The troops needed pickup trucks? Shirzai provided them, on lease, at rates so high the army could have paid for the truck outright within five or six months. The base needed gravel? Shirzai crushed it at his new facility or bought it from our friend the quarryman at $8 a tractor load and charged the U.S. Army $100. The Americans wanted to make a contribution to the local economy by hiring local labor for menial work around the base? The Shirzais provided the workers, then extorted a quarter of their daily wage in kickbacks. A thousand laborers on base racked up $2,000 a day for the Shirzais. And the employees, grateful anyway, were almost all Shirzai's Barakzais. In assorted contracts with the two commanders of this militia, the United States paid out almost $100,000 to each per month. And that's without the perks: the free cases of soft drinks, the PX privileges—or the inestimable power and prestige this relationship with the Great Power of the day afforded these gunmen on the local scene.
1

The outcome of most contests is determined by terrain, and the Americans had surrendered a choice position to Gul Agha Shirzai. “Outer rim security” meant manning Gate 1, the gate between the golf balls, behind the grinning MiG. By controlling the outer gate, Shirzai's men in effect controlled access to the base. No competitor could even approach the Americans to offer a better deal on goods or services. The consequences of this monopoly were not restricted to the waste of taxpayer money. The damage went to the core of the U.S. mission in Afghanistan.
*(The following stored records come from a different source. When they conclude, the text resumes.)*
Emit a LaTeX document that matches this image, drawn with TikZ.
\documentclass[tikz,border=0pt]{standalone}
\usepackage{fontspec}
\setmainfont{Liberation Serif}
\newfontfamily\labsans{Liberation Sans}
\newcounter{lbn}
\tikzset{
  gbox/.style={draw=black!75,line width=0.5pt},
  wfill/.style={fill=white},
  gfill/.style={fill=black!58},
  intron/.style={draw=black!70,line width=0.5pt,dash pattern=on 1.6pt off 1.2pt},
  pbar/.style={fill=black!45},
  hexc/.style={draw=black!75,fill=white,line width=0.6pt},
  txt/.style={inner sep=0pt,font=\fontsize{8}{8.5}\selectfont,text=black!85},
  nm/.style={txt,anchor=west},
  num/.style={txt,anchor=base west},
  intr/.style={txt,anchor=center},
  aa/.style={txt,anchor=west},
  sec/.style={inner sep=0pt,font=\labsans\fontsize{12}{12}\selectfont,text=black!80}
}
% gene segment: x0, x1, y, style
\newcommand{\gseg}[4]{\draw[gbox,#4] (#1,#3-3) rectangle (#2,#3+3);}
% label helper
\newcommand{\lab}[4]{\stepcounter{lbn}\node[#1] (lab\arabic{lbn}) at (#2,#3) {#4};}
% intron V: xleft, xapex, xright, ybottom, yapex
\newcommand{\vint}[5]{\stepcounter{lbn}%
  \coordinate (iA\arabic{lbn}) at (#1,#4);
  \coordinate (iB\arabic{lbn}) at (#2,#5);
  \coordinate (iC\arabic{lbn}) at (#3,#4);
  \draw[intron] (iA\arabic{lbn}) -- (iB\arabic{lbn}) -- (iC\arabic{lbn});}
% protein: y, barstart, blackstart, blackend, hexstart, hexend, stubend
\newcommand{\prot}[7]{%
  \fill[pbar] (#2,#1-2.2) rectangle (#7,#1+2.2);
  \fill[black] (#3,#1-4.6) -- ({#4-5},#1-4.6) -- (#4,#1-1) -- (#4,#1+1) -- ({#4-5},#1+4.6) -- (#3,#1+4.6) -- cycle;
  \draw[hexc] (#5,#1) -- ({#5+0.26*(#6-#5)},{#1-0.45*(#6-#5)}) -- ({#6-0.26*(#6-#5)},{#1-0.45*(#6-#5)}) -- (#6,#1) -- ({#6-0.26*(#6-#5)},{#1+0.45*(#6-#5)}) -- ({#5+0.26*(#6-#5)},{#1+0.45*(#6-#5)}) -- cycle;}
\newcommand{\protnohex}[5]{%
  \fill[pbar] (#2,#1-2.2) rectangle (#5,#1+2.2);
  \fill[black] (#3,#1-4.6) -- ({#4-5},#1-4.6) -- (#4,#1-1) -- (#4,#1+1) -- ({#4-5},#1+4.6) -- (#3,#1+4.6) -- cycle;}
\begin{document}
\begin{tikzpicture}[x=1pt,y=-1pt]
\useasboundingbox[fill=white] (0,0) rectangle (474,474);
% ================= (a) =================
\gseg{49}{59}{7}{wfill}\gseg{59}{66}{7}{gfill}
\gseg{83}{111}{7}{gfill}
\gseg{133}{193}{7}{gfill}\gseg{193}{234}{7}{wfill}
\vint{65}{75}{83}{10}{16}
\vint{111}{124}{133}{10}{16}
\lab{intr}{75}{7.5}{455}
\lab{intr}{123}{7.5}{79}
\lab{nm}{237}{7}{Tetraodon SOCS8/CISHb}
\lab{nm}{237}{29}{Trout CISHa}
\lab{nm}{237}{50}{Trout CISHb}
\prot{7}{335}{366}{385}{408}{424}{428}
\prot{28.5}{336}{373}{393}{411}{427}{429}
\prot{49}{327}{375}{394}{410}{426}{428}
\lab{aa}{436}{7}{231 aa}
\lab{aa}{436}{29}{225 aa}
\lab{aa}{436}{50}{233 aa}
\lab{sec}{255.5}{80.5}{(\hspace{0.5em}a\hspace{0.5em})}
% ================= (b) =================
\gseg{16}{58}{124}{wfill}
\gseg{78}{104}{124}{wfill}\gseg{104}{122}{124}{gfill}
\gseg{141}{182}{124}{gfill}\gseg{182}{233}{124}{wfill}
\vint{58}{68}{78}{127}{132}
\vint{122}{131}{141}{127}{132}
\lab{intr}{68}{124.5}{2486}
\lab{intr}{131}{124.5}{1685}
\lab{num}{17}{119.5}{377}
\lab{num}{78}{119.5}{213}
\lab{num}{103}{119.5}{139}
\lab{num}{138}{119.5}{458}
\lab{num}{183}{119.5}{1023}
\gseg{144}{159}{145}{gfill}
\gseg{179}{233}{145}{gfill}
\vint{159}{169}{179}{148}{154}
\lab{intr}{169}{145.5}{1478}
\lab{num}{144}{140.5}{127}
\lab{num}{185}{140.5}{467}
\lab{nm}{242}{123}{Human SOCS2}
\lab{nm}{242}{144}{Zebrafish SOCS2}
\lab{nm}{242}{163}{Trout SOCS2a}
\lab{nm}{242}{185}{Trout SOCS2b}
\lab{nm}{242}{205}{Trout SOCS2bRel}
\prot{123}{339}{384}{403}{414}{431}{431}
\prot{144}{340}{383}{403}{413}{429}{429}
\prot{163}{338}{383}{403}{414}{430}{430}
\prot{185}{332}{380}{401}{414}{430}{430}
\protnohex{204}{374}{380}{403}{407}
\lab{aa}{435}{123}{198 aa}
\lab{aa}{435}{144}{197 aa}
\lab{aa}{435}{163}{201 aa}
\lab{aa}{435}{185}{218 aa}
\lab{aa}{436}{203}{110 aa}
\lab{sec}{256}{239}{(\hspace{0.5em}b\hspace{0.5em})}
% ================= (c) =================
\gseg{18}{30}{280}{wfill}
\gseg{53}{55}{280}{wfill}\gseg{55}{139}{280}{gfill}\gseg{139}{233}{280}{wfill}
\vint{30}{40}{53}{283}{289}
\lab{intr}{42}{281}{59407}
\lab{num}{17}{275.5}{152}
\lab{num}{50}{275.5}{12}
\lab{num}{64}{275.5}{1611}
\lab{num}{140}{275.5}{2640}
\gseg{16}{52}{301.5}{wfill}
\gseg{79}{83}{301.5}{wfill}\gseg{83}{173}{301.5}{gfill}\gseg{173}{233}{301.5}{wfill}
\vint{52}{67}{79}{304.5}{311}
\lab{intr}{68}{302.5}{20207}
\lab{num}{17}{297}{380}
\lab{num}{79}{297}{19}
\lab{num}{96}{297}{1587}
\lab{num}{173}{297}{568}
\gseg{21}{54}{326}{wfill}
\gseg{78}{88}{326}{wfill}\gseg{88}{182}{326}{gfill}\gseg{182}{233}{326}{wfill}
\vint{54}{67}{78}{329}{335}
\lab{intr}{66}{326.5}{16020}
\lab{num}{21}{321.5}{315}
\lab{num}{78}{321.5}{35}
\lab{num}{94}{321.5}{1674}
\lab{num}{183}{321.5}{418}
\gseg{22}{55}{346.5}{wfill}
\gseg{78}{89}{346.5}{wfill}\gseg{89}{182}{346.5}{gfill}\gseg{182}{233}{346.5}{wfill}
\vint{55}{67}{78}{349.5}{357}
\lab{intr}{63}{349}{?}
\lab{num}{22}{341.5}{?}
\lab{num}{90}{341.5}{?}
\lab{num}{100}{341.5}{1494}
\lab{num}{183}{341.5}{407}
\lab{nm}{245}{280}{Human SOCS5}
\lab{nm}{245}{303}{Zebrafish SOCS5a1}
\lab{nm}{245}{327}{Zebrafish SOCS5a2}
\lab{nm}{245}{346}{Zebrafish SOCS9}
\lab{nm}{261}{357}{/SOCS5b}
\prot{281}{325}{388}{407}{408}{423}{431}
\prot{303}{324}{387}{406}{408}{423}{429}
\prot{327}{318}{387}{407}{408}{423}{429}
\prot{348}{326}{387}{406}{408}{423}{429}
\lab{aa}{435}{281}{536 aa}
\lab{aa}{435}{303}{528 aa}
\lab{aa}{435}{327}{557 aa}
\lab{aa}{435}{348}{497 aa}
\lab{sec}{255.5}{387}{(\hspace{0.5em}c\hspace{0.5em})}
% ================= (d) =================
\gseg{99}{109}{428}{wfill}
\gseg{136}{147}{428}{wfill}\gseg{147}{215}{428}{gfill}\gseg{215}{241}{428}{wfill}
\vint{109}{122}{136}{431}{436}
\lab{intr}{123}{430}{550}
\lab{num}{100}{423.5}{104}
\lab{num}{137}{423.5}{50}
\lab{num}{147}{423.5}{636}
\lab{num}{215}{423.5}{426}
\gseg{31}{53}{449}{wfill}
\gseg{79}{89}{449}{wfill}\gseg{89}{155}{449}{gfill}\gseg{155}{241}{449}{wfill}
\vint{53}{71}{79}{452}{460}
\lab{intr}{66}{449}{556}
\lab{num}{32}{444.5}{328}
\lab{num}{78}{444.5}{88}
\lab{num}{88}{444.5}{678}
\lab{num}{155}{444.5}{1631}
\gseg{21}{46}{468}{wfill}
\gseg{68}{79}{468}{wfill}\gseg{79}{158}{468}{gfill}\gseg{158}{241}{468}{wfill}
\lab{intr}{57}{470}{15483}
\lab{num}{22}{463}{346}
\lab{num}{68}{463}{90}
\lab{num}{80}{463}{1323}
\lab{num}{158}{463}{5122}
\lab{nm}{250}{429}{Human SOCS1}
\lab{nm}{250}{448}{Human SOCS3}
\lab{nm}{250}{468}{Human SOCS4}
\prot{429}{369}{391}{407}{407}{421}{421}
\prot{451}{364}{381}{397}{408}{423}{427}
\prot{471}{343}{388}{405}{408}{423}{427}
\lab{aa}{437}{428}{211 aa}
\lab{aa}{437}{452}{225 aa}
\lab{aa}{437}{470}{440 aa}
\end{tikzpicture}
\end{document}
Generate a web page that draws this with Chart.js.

When U.S. Army Civil Affairs bid out contracts for a reconstruction project—a village well or school, for example—the bidders' conferences were held at Razziq Shirzai's compound. Few who were not Razziq's friends got inside the gate. That meant the local contractors being subsidized in the interests of capacity and relationship building were all in Shirzai's orbit. Since the governor's suggestions for reconstruction projects were also largely followed, it seemed to most Kandaharis that the primary mission of U.S. troops in Kandahar was to service Gul Agha Shirzai and his Barakzai tribe.

During one of our chats in his cozy receiving room, Akrem put it to me this way: “The other tribes are frustrated, and they're starting to pull away.” We were discussing some intensive political activity Shirzai had been engaging in, calling tribal elders to meet with him, giving them gifts of ceremonial turbans or rugs. Akrem could not understand why the U.S. forces seemed to be helping Shirzai so assiduously. “The Americans do everything for Gul Agha and Khalid Pashtoon,” he remarked with wonderment. “The schools, the wells, all are for the Barakzais. But it's only a small tribe. Gul Agha doesn't even need this American money; he's got the customs revenues.” Kandahar customs officials were all Shirzai's Barakzais, and so far, not a penny of the estimated $5 to $8 million dollars a month that was being collected at the gates of Kandahar was making it to central government coffers in Kabul.